(begin)

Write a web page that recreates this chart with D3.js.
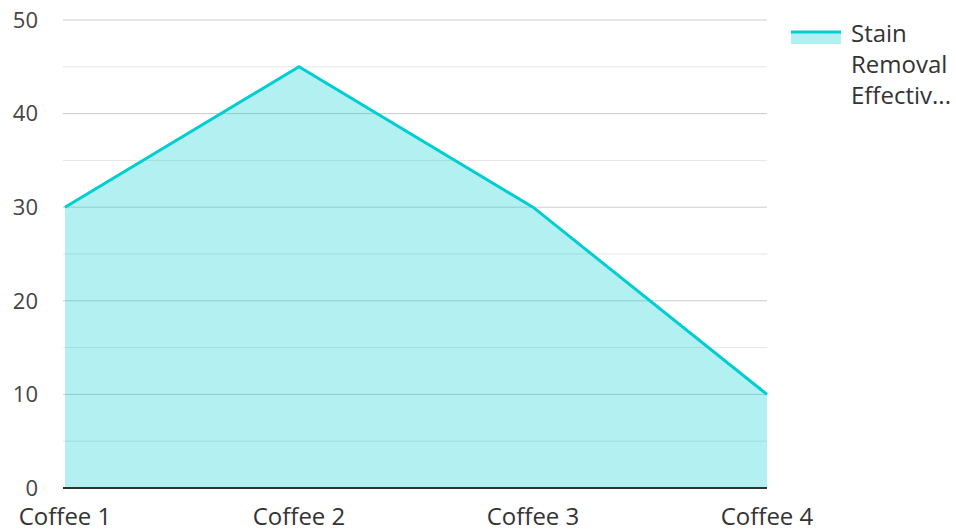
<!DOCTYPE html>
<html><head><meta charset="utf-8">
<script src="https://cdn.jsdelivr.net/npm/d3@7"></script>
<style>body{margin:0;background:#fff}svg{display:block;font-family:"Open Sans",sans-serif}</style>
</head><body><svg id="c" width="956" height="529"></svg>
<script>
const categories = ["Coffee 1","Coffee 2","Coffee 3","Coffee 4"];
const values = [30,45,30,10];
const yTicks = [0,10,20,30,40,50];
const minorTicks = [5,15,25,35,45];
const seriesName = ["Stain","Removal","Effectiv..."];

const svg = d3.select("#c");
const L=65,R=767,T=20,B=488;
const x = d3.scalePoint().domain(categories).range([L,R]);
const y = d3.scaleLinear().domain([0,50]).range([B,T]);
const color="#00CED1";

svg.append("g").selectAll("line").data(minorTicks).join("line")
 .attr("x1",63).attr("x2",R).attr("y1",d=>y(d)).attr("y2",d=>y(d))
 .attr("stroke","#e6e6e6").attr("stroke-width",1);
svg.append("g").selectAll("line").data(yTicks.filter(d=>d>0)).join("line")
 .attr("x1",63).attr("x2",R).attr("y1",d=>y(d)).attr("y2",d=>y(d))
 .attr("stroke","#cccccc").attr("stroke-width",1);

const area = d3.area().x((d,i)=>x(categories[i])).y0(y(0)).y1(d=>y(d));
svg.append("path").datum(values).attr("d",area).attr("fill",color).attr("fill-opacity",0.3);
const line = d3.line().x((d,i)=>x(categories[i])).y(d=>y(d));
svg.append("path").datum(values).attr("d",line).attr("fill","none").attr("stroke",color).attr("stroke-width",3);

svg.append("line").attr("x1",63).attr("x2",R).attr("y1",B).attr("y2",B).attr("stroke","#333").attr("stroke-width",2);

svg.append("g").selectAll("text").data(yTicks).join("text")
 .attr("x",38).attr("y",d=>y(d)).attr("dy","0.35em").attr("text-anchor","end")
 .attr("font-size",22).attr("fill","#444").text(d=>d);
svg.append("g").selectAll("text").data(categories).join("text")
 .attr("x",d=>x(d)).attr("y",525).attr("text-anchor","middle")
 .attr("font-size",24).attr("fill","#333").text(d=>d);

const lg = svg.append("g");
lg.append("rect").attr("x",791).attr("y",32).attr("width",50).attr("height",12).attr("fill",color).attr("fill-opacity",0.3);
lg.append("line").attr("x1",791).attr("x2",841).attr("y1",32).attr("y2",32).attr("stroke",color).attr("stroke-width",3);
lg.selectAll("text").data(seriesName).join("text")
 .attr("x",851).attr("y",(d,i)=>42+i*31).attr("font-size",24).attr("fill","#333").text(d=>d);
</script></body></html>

(end)
(begin)

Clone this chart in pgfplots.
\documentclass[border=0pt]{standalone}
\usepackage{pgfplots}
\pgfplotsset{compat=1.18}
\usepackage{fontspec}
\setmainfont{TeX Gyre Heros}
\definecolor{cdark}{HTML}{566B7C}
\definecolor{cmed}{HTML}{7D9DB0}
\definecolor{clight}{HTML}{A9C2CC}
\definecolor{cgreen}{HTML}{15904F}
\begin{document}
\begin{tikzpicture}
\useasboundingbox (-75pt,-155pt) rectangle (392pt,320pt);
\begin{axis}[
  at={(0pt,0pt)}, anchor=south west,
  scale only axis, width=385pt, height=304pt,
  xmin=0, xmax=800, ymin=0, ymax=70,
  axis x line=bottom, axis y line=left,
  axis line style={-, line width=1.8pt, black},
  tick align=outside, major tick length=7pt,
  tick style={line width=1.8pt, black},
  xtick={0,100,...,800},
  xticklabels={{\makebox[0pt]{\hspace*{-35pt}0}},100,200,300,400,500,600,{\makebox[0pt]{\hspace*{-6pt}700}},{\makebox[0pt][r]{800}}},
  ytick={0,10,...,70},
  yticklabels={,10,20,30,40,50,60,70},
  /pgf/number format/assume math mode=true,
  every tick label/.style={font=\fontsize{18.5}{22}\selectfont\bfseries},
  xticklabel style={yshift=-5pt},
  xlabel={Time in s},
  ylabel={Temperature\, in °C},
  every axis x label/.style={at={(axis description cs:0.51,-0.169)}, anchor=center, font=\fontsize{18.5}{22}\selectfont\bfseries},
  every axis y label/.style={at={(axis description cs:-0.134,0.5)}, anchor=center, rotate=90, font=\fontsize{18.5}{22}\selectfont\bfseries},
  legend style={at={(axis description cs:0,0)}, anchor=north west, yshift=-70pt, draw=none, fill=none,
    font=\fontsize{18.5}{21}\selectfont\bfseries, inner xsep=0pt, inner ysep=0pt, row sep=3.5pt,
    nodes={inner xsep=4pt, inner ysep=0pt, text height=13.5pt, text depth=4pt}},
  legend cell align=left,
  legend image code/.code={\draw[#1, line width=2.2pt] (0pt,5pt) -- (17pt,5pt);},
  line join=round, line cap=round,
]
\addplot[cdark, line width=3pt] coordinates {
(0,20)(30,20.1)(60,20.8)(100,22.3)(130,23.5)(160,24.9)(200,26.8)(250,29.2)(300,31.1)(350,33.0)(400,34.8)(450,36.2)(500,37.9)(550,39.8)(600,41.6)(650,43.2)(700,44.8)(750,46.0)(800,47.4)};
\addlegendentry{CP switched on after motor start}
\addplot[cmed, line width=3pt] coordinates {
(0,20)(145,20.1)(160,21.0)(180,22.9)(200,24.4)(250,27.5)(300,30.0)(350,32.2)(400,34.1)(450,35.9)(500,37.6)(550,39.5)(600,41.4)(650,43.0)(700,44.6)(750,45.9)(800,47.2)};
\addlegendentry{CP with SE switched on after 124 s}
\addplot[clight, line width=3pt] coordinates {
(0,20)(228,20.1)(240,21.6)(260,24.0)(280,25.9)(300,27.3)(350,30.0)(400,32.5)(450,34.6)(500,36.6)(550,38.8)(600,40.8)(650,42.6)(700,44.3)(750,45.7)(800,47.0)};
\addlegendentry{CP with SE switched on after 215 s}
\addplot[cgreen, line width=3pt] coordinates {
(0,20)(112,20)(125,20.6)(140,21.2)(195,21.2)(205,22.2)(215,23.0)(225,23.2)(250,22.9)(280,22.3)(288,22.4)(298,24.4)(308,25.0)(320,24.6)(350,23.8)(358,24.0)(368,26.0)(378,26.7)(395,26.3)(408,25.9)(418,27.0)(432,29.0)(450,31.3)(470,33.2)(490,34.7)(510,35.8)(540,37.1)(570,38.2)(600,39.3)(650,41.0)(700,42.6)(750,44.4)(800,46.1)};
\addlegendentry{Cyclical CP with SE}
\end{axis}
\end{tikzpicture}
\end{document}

(end)

**Your objective**
Looking at the data above, show all lines where the word "chart" occurs.

**Result**
Write a web page that recreates this chart with D3.js.
Clone this chart in pgfplots.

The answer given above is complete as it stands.